What to work on
Search the entries below. Return every line that has "this" in it.

Data to process
◆ ◆ ◆

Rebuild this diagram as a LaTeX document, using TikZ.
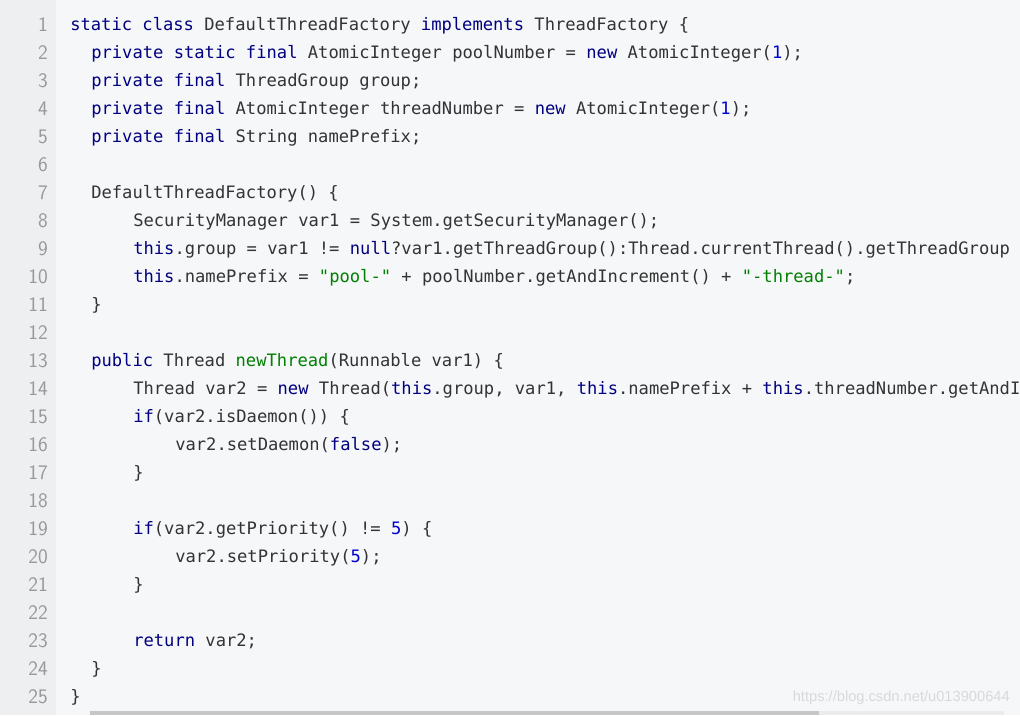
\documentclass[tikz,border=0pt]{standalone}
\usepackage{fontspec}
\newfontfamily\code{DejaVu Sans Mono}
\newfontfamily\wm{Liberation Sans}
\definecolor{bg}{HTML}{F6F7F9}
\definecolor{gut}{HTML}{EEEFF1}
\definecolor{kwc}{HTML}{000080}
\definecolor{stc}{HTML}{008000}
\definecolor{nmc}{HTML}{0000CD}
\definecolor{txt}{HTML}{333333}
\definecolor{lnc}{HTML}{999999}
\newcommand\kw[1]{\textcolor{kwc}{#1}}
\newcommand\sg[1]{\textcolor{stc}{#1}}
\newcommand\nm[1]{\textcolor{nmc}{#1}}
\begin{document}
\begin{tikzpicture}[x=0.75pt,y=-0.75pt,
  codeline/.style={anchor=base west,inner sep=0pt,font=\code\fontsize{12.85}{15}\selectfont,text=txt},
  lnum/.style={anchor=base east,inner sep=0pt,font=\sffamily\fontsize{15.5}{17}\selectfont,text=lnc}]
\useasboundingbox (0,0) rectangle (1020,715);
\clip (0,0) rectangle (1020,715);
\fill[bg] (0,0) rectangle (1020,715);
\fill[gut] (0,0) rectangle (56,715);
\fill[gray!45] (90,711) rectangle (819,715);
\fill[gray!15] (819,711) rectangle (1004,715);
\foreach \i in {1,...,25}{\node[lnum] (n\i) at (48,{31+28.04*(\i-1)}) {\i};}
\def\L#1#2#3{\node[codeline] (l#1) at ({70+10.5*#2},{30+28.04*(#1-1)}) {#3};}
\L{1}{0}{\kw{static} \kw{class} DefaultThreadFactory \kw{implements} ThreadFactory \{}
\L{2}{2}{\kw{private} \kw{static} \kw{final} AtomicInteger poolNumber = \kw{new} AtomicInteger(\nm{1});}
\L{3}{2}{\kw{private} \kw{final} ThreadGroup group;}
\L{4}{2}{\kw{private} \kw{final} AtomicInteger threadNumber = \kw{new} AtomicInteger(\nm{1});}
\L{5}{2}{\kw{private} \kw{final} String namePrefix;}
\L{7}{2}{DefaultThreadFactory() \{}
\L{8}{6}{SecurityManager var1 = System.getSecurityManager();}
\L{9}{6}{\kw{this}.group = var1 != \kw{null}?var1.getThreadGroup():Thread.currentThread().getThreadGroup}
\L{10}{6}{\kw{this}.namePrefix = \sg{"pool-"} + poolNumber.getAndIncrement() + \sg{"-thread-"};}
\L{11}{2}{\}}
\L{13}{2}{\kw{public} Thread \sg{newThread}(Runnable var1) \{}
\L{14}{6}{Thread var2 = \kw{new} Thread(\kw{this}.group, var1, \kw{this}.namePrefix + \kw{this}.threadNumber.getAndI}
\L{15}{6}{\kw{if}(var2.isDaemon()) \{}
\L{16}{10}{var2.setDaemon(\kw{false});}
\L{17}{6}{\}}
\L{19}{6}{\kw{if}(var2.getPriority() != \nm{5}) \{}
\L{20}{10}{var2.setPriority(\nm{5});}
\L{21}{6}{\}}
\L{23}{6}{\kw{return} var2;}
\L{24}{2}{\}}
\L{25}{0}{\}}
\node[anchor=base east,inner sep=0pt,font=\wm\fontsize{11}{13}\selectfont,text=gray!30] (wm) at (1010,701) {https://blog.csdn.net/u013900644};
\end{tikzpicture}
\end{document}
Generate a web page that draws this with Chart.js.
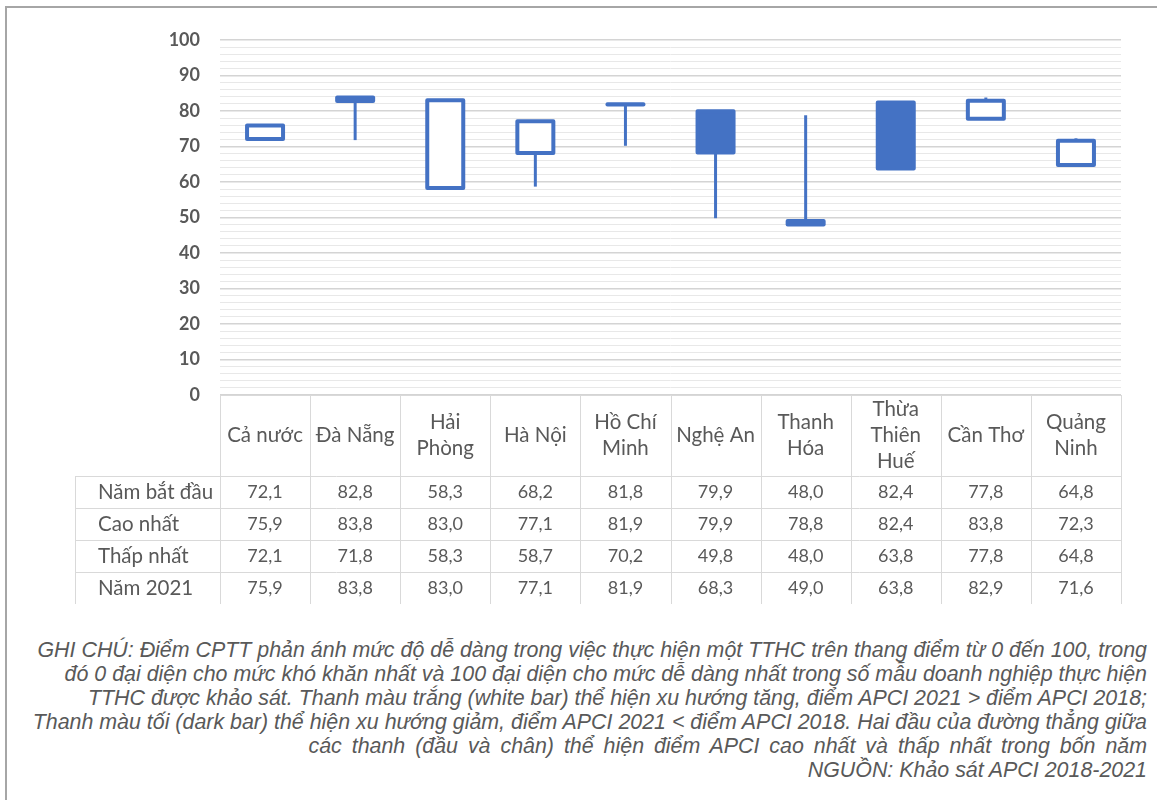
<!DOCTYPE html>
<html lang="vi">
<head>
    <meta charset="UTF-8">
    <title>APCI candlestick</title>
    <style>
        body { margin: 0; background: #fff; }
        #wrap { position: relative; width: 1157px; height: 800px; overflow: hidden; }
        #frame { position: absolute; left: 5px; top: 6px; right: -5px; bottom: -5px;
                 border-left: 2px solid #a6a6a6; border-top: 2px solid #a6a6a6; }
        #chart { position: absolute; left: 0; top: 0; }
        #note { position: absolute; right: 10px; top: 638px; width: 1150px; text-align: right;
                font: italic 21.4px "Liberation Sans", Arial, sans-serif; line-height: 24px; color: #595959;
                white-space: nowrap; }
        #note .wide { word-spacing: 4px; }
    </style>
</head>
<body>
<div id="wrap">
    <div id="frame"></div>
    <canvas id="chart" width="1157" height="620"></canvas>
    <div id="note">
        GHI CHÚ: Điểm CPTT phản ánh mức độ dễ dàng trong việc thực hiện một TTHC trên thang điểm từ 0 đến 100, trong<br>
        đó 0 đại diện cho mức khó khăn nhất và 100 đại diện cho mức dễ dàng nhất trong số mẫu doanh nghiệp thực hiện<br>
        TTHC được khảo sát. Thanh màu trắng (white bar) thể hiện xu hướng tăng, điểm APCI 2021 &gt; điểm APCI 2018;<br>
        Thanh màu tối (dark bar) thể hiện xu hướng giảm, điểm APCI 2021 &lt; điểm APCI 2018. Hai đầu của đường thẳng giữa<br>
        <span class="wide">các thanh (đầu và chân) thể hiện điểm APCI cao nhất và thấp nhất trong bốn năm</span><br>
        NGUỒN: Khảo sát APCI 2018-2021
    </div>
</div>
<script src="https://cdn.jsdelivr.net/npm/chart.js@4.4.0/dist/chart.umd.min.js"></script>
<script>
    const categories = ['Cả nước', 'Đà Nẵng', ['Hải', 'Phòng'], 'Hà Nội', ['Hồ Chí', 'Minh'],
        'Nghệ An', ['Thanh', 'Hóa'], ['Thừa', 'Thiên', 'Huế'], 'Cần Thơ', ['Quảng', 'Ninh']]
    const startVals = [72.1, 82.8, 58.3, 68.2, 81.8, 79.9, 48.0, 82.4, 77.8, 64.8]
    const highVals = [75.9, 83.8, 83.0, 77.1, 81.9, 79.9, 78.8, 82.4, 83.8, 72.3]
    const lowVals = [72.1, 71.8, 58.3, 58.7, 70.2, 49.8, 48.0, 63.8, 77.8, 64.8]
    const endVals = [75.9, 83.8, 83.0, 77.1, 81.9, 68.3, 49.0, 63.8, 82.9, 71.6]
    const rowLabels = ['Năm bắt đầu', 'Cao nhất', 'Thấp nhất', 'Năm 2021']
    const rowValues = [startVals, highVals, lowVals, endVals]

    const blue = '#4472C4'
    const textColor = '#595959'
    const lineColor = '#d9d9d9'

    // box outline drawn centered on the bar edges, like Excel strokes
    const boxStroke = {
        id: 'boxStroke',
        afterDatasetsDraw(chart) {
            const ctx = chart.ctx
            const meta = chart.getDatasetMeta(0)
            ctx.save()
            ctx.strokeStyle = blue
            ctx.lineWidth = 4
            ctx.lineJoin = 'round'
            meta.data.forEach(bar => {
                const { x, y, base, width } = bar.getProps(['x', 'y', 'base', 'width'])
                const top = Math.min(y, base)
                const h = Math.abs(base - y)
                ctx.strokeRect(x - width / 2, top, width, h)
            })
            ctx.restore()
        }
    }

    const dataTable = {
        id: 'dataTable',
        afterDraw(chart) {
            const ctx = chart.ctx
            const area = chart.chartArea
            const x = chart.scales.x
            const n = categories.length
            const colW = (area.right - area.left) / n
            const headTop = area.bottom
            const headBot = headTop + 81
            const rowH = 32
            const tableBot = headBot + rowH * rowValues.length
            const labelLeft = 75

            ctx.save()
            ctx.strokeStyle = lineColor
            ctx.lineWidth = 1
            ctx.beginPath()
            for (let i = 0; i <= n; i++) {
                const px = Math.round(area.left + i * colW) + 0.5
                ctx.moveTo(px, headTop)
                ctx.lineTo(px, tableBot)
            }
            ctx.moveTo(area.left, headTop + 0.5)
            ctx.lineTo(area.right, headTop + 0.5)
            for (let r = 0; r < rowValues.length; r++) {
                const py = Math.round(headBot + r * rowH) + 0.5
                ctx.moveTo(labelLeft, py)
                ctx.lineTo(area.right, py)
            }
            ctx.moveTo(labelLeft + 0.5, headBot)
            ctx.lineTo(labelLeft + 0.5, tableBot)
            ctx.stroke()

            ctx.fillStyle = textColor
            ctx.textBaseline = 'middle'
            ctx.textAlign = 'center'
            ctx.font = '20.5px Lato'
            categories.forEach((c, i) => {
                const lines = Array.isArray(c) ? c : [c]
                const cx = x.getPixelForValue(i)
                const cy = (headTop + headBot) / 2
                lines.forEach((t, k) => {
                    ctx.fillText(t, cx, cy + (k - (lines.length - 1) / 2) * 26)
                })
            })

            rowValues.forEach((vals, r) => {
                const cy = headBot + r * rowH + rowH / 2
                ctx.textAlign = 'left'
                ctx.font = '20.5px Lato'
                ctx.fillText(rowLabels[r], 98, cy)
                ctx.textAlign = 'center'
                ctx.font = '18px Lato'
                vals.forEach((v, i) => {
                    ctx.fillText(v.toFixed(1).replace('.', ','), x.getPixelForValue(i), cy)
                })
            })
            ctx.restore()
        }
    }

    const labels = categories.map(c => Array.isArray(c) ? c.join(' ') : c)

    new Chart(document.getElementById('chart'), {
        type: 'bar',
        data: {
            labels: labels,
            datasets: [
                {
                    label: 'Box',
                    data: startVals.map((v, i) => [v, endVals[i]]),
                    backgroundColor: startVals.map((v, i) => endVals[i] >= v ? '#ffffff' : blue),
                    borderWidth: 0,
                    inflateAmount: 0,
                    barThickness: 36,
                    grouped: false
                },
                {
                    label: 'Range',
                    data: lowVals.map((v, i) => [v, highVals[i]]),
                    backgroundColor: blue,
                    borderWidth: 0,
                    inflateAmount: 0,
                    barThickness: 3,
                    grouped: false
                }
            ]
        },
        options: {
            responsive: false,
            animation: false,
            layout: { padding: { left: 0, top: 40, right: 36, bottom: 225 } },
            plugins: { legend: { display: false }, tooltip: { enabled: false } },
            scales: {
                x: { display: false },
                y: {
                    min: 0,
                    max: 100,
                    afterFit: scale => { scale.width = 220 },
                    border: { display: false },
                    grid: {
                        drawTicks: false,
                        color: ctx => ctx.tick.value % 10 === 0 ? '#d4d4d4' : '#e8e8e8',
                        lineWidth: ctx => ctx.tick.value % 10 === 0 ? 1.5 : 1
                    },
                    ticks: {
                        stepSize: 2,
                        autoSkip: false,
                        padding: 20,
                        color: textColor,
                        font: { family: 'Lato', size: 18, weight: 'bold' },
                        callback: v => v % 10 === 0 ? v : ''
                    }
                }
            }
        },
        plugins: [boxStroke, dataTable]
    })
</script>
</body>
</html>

◆ ◆ ◆

Task response
Rebuild this diagram as a LaTeX document, using TikZ.
\L{9}{6}{\kw{this}.group = var1 != \kw{null}?var1.getThreadGroup():Thread.currentThread().getThreadGroup}
\L{10}{6}{\kw{this}.namePrefix = \sg{"pool-"} + poolNumber.getAndIncrement() + \sg{"-thread-"};}
\L{14}{6}{Thread var2 = \kw{new} Thread(\kw{this}.group, var1, \kw{this}.namePrefix + \kw{this}.threadNumber.getAndI}
Generate a web page that draws this with Chart.js.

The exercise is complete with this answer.